Silas’s Playbook: Pro-Tips for a Bulletproof Construction Loan
Over the years, I’ve seen it all. Here are a few hard-won lessons that go beyond the big five mistakes. These are the details that separate a stressful project from a smooth one.
- My Biggest Mistake (and how to avoid it): On my own kitchen renovation, I approved a “small” change order for different countertops verbally with my contractor. When the final bill came, that “small” change was $4,000 more than I expected. The lesson: Get every single change, no matter how minor, in writing. A formal Change Order document should detail the new scope, the exact cost, and any change to the project timeline. Both you and the builder must sign it before any work begins.
- Treat Your Loan Officer Like a Teammate: Don’t just send paperwork. Keep your loan officer in the loop with a brief, friendly email update once a month. Let them know things are on track or give them a heads-up about a potential delay. This builds goodwill and makes them an advocate for you when a problem inevitably arises.
- Create a Digital Document Fortress: From day one, create a shared cloud folder (like Google Drive or Dropbox) for you, your builder, and your spouse. Scan and save everything: the contract, every invoice, every change order, every lien waiver, every photo of progress. This organized, accessible record is invaluable for resolving disputes and for your final loan conversion.
- Read Your “Builder’s Risk” Insurance Policy: This is a special type of property insurance designed for homes under construction. Make sure you understand exactly what it covers (theft of materials, fire, vandalism, etc.) and what your responsibilities are. Don’t just assume your builder’s policy covers everything you need.
Frequently Asked Questions
What credit score do I need for a construction loan?
Construction loans are seen as higher risk, so lenders typically require a higher credit score than for a standard mortgage. In 2026, you should aim for a FICO score of 720 or higher, though some lenders may go as low as 680 with a larger down payment.
How much of a down payment is required for new construction?

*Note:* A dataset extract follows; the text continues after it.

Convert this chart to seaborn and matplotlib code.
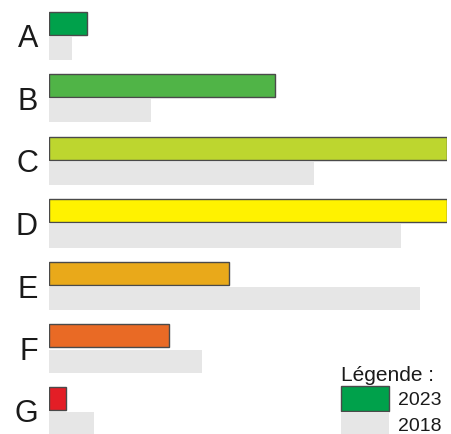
"""Répartition par classe : barres 2023 colorées, 2018 en gris."""

import matplotlib.pyplot as plt
import pandas as pd
import seaborn as sns
from matplotlib.patches import Patch

classes = ["A", "B", "C", "D", "E", "F", "G"]
valeurs_2023 = [9.5, 56.8, 100.0, 100.0, 45.2, 30.2, 4.3]
valeurs_2018 = [5.8, 25.6, 66.6, 88.4, 93.2, 38.4, 11.3]
annees = ["2023", "2018"]

couleurs_2023 = ["#00a14b", "#50b447", "#bdd62f", "#fff200", "#e9a91a", "#e96a25", "#e31e26"]
gris_2018 = "#e6e6e6"

df = pd.DataFrame(
    {
        "classe": classes * 2,
        "annee": [annees[0]] * len(classes) + [annees[1]] * len(classes),
        "valeur": valeurs_2023 + valeurs_2018,
    }
)

sns.set_style("white")
plt.rcParams["font.family"] = ["Liberation Sans", "DejaVu Sans"]

W, H = 451, 434
fig = plt.figure(figsize=(W / 100, H / 100), dpi=100)
ax = fig.add_axes([49 / W, 0, (447 - 49) / W, 1])

sns.barplot(
    data=df,
    y="classe",
    x="valeur",
    hue="annee",
    order=classes,
    hue_order=annees,
    orient="h",
    width=0.8,
    gap=0.08,
    dodge=True,
    legend=False,
    ax=ax,
)

for bar, couleur in zip(ax.containers[0], couleurs_2023):
    bar.set_facecolor(couleur)
    bar.set_edgecolor("#4a4a4a")
    bar.set_linewidth(1.0)
for bar in ax.containers[1]:
    bar.set_facecolor(gris_2018)
    bar.set_edgecolor("none")
    bar.set_linewidth(0)

ax.set_xlim(0, 100)
ax.set_ylim(6.368, -0.576)
ax.set_xlabel("")
ax.set_ylabel("")
ax.set_xticks([])
ax.tick_params(axis="y", length=0, pad=8, labelsize=22, labelcolor="#1a1a1a")
sns.despine(ax=ax, left=True, bottom=True)

handles = [
    Patch(facecolor=couleurs_2023[0], edgecolor="#4a4a4a", linewidth=1.0, label="2023"),
    Patch(facecolor=gris_2018, edgecolor="none", label="2018"),
]
leg = fig.legend(
    handles=handles,
    title="Légende :",
    loc="upper left",
    bbox_to_anchor=(341 / W, (H - 366) / H),
    frameon=False,
    fontsize=14,
    title_fontsize=15,
    handlelength=2.47,
    handleheight=1.6,
    handletextpad=0.45,
    labelspacing=0.05,
    borderpad=0,
    borderaxespad=0,
    alignment="left",
)
for txt in leg.get_texts():
    txt.set_color("#1a1a1a")
leg.get_title().set_color("#1a1a1a")

fig.savefig("out.png", dpi=100)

A 20% down payment is the standard for most conventional construction loans. If you already own the land, you can often use your equity in the land as part of your down payment. Some government-backed programs, like FHA or VA construction loans, may offer lower down payment options.
Can I make changes to the plan after the loan has closed?
Yes, but it must be handled formally. You’ll use a Change Order, which must be approved by you, your builder, and critically, your lender. If the change increases the project cost, you will likely have to pay for the difference in cash upfront, as the lender will not typically increase the loan amount mid-project.
What happens if the project costs more than the loan amount?
This is known as being “over budget,” and it’s your responsibility to cover the shortfall. This is precisely why a large contingency fund is so critical. If you can’t cover the cost overruns, the project will halt, and you will default on your loan agreement, putting your entire investment at risk.